- What is needed
Below are records; please write out exactly the lines from the first line through the line containing "0.9, 0.95, 1.0];", with no pictures.

- Input for this task
■ ■ ■ ■ ■ ■ ■

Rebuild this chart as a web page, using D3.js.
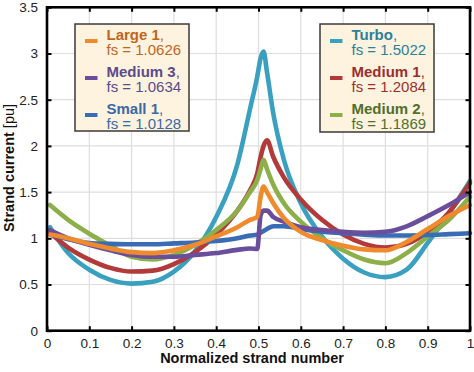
<!DOCTYPE html>
<html>
<head>
<meta charset="utf-8">
<script src="https://cdn.jsdelivr.net/npm/d3@7"></script>
<style>
  html, body { margin: 0; padding: 0; background: #fff; }
  svg { display: block; font-family: "Liberation Sans", Arial, Helvetica, sans-serif; }
</style>
</head>
<body>
<svg id="chart" width="474" height="372"></svg>
<script>
// ---------------- data ----------------
const xs = [0.007, 0.05, 0.1, 0.15, 0.2, 0.25, 0.3, 0.35, 0.4, 0.45, 0.48, 0.497, 0.505, 0.512, 0.52, 0.535, 0.56, 0.6, 0.65, 0.7, 0.75, 0.8, 0.85, 0.9, 0.95, 1.0];

const large1  = [1.04, 1.00, 0.94, 0.89, 0.85, 0.84, 0.87, 0.93, 1.02, 1.12, 1.20, 1.23, 1.45, 1.56, 1.50, 1.38, 1.22, 1.07, 0.98, 0.92, 0.88, 0.87, 0.96, 1.10, 1.24, 1.36];
const medium3 = [1.09, 1.00, 0.93, 0.87, 0.82, 0.80, 0.80, 0.82, 0.84, 0.875, 0.89, 0.885, 1.25, 1.30, 1.30, 1.23, 1.18, 1.12, 1.09, 1.07, 1.06, 1.07, 1.13, 1.24, 1.36, 1.50];
const small1  = [1.04, 0.99, 0.95, 0.94, 0.935, 0.935, 0.945, 0.955, 0.97, 1.00, 1.03, 1.04, 1.06, 1.08, 1.10, 1.13, 1.13, 1.10, 1.07, 1.055, 1.04, 1.03, 1.03, 1.035, 1.045, 1.055];
const turbo   = [1.12, 0.84, 0.66, 0.55, 0.51, 0.53, 0.64, 0.86, 1.23, 1.80, 2.40, 2.75, 2.95, 3.02, 2.80, 2.35, 1.85, 1.38, 1.02, 0.78, 0.63, 0.58, 0.66, 0.95, 1.27, 1.62];
const medium1 = [1.06, 0.90, 0.77, 0.68, 0.64, 0.65, 0.72, 0.85, 1.04, 1.30, 1.52, 1.70, 1.88, 2.00, 2.06, 1.88, 1.66, 1.42, 1.20, 1.04, 0.94, 0.90, 0.94, 1.07, 1.28, 1.60];
const medium2 = [1.36, 1.20, 1.05, 0.92, 0.80, 0.77, 0.82, 0.93, 1.09, 1.30, 1.50, 1.63, 1.75, 1.85, 1.75, 1.58, 1.38, 1.18, 1.00, 0.87, 0.77, 0.73, 0.84, 1.02, 1.20, 1.45];

const seriesNames = ["Large 1", "Medium 3", "Small 1", "Turbo", "Medium 1", "Medium 2"];
const fsValues = ["1.0626", "1.0634", "1.0128", "1.5022", "1.2084", "1.1869"];

const xTicks = [0, 0.1, 0.2, 0.3, 0.4, 0.5, 0.6, 0.7, 0.8, 0.9, 1];
const xTickLabels = ["0", "0.1", "0.2", "0.3", "0.4", "0.5", "0.6", "0.7", "0.8", "0.9", "1"];
const yTicks = [0, 0.5, 1, 1.5, 2, 2.5, 3, 3.5];
const yTickLabels = ["0", "0.5", "1", "1.5", "2", "2.5", "3", "3.5"];

const xTitle = "Normalized strand number";
const yTitleBold = "Strand current ";
const yTitleUnit = "[pu]";

// ---------------- styles ----------------
const lineColors = {
  "Large 1": "#ef8a2d", "Medium 3": "#6a4e9c", "Small 1": "#3a6cb6",
  "Turbo": "#3aa0c0", "Medium 1": "#b23a3a", "Medium 2": "#8caf4a"
};
const textColors = {
  "Large 1": "#bf661f", "Medium 3": "#5c4b8d", "Small 1": "#3b69a8",
  "Turbo": "#2b8199", "Medium 1": "#9b2f2f", "Medium 2": "#4f702b"
};
const seriesData = {
  "Large 1": large1, "Medium 3": medium3, "Small 1": small1,
  "Turbo": turbo, "Medium 1": medium1, "Medium 2": medium2
};
const drawOrder = ["Turbo", "Medium 1", "Medium 2", "Small 1", "Medium 3", "Large 1"];

// ---------------- layout ----------------
const svg = d3.select("#chart");
const L = 47, R = 470, T = 7.3, B = 330.7;
const x = d3.scaleLinear().domain([0, 1]).range([L, R]);
const y = d3.scaleLinear().domain([0, 3.5]).range([B, T]);

// grid
const grid = svg.append("g").attr("stroke", "#dedede").attr("stroke-width", 1.2);
grid.selectAll("line.gx").data(xTicks.slice(1, -1)).enter().append("line")
  .attr("x1", d => x(d)).attr("x2", d => x(d)).attr("y1", T).attr("y2", B);
grid.selectAll("line.gy").data(yTicks.slice(1, -1)).enter().append("line")
  .attr("x1", L).attr("x2", R).attr("y1", d => y(d)).attr("y2", d => y(d));

// lines
const lineGen = d3.line()
  .x((d, i) => x(xs[i]))
  .y(d => y(d))
  .curve(d3.curveMonotoneX);

const linesG = svg.append("g");
drawOrder.forEach(name => {
  linesG.append("path")
    .datum(seriesData[name])
    .attr("d", lineGen)
    .attr("fill", "none")
    .attr("stroke", lineColors[name])
    .attr("stroke-width", 4.6)
    .attr("stroke-linejoin", "round")
    .attr("stroke-linecap", "round");
});

// axes
const fmtX = d => xTickLabels[xTicks.indexOf(d)];
const fmtY = d => yTickLabels[yTicks.indexOf(d)];

const axB = svg.append("g").attr("transform", `translate(0,${B})`)
  .call(d3.axisBottom(x).tickValues(xTicks).tickFormat(fmtX).tickSize(-4.5).tickPadding(7.7));
const axL = svg.append("g").attr("transform", `translate(${L},0)`)
  .call(d3.axisLeft(y).tickValues(yTicks).tickFormat(fmtY).tickSize(-4.5).tickPadding(9));
const axT = svg.append("g").attr("transform", `translate(0,${T})`)
  .call(d3.axisTop(x).tickValues(xTicks).tickFormat("").tickSize(-4.5));
const axR = svg.append("g").attr("transform", `translate(${R},0)`)
  .call(d3.axisRight(y).tickValues(yTicks).tickFormat("").tickSize(-4.5));

[axB, axL, axT, axR].forEach(g => {
  g.select(".domain").remove();
  g.selectAll(".tick line").attr("stroke", "#000").attr("stroke-width", 2);
  g.selectAll(".tick text").attr("fill", "#222").style("font-size", "13.5px")
    .style("font-family", "'Liberation Sans', Arial, Helvetica, sans-serif");
});

// frame
svg.append("rect").attr("x", L).attr("y", T).attr("width", R - L).attr("height", B - T)
  .attr("fill", "none").attr("stroke", "#000").attr("stroke-width", 2.6);

// axis titles
svg.append("text")
  .attr("x", 252).attr("y", 363)
  .attr("text-anchor", "middle")
  .style("font-size", "14.5px").style("font-weight", "bold").attr("fill", "#111")
  .text(xTitle);

const yt = svg.append("text")
  .attr("transform", "translate(13.5,168) rotate(-90)")
  .attr("text-anchor", "middle")
  .style("font-size", "14.5px").attr("fill", "#111");
yt.append("tspan").style("font-weight", "bold").text(yTitleBold);
yt.append("tspan").style("font-weight", "normal").text(yTitleUnit);

// legends
function legend(bx, by, bw, bh, names) {
  const g = svg.append("g");
  g.append("rect").attr("x", bx).attr("y", by).attr("width", bw).attr("height", bh)
    .attr("fill", "#fdf3de").attr("stroke", "#3a3a3a").attr("stroke-width", 1.5);
  names.forEach((name, i) => {
    const base = by + 15.5 + i * 37;
    g.append("line")
      .attr("x1", bx + 10).attr("x2", bx + 22.5)
      .attr("y1", base + 1.5).attr("y2", base + 1.5)
      .attr("stroke", lineColors[name]).attr("stroke-width", 4);
    const t1 = g.append("text").attr("x", bx + 31.5).attr("y", base)
      .style("font-size", "15px").attr("fill", textColors[name]);
    t1.append("tspan").style("font-weight", "bold").text(name);
    t1.append("tspan").text(",");
    g.append("text").attr("x", bx + 31.5).attr("y", base + 15.5)
      .style("font-size", "15px").attr("fill", textColors[name])
      .text("fs = " + fsValues[seriesNames.indexOf(name)]);
  });
}
legend(75, 24, 114, 107, seriesNames.slice(0, 3));
legend(320, 24, 114, 108, seriesNames.slice(3, 6));
</script>
</body>
</html>
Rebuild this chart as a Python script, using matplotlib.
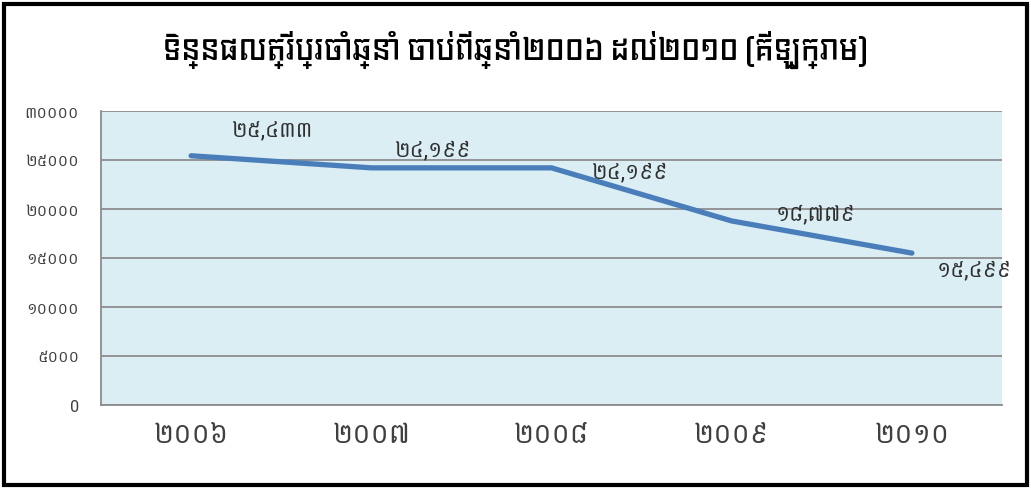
import matplotlib
matplotlib.use("Agg")
import matplotlib.pyplot as plt
from matplotlib.patches import Rectangle

title = "ទិន្នផលត្រីប្រចាំឆ្នាំ ចាប់ពីឆ្នាំ២០០៦ ដល់២០១០ (គីឡូក្រាម)"
years = ["២០០៦", "២០០៧", "២០០៨", "២០០៩", "២០១០"]
values = [25433, 24199, 24199, 18779, 15499]
value_labels = ["២៥,៤៣៣", "២៤,១៩៩", "២៤,១៩៩", "១៨,៧៧៩", "១៥,៤៩៩"]
yticks = [0, 5000, 10000, 15000, 20000, 25000, 30000]
ytick_labels = ["0", "៥០០០", "១០០០០", "១៥០០០", "២០០០០", "២៥០០០", "៣០០០០"]

body_font = ["Battambang", "Hanuman", "Noto Sans Khmer", "DejaVu Sans"]
title_font = ["Kdam Thmor Pro", "Noto Sans Khmer", "DejaVu Sans"]
plt.rcParams['font.family'] = body_font

fig = plt.figure(figsize=(10.31, 4.88), dpi=100)
ax = fig.add_axes([101/1031, 1-405/488, 901/1031, 294/488])
ax.set_facecolor("#DAEEF3")
x = list(range(len(years)))
ax.plot(x, values, color="#4A7EBB", lw=3.8, solid_capstyle="round", zorder=3)
ax.set_xlim(-0.5, 4.5)
ax.set_ylim(0, 30000)
ax.set_yticks(yticks)
ax.set_yticklabels(ytick_labels, fontsize=11.5, color="#404040")
ax.set_xticks(x)
ax.set_xticklabels(years, fontsize=20, color="#404040")
ax.tick_params(axis='y', length=0, pad=16)
ax.tick_params(axis='x', length=0, pad=12)
ax.grid(axis='y', color="#8C8C8C", lw=1.3)
ax.set_axisbelow(True)
for s in ax.spines.values():
    s.set_color("#8C8C8C")
    s.set_linewidth(1.3)
ax.spines['right'].set_visible(False)
ax.spines['top'].set_visible(False)

offsets = [(58, 18), (44, 13), (56, -3), (60, 5), (45, -12)]
for xi, v, lab, off in zip(x, values, value_labels, offsets):
    ax.annotate(lab, (xi, v), xytext=off, textcoords="offset points",
                ha="center", va="center", fontsize=15.5, color="#303030")

fig.text(0.5, 1-50/488, title, ha="center", va="center", fontsize=20,
         family=title_font, fontweight="bold", color="black")

fig.patches.append(Rectangle((4/1031, 3/488), 1-8/1031, 1-7/488,
                             transform=fig.transFigure, fill=False,
                             edgecolor="black", lw=3))
fig.savefig("out.png", dpi=100, facecolor="white")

■ ■ ■ ■ ■ ■ ■

- Final result
Rebuild this chart as a web page, using D3.js.
<!DOCTYPE html>
<html>
<head>
<meta charset="utf-8">
<script src="https://cdn.jsdelivr.net/npm/d3@7"></script>
<style>
  html, body { margin: 0; padding: 0; background: #fff; }
  svg { display: block; font-family: "Liberation Sans", Arial, Helvetica, sans-serif; }
</style>
</head>
<body>
<svg id="chart" width="474" height="372"></svg>
<script>
// ---------------- data ----------------
const xs = [0.007, 0.05, 0.1, 0.15, 0.2, 0.25, 0.3, 0.35, 0.4, 0.45, 0.48, 0.497, 0.505, 0.512, 0.52, 0.535, 0.56, 0.6, 0.65, 0.7, 0.75, 0.8, 0.85, 0.9, 0.95, 1.0];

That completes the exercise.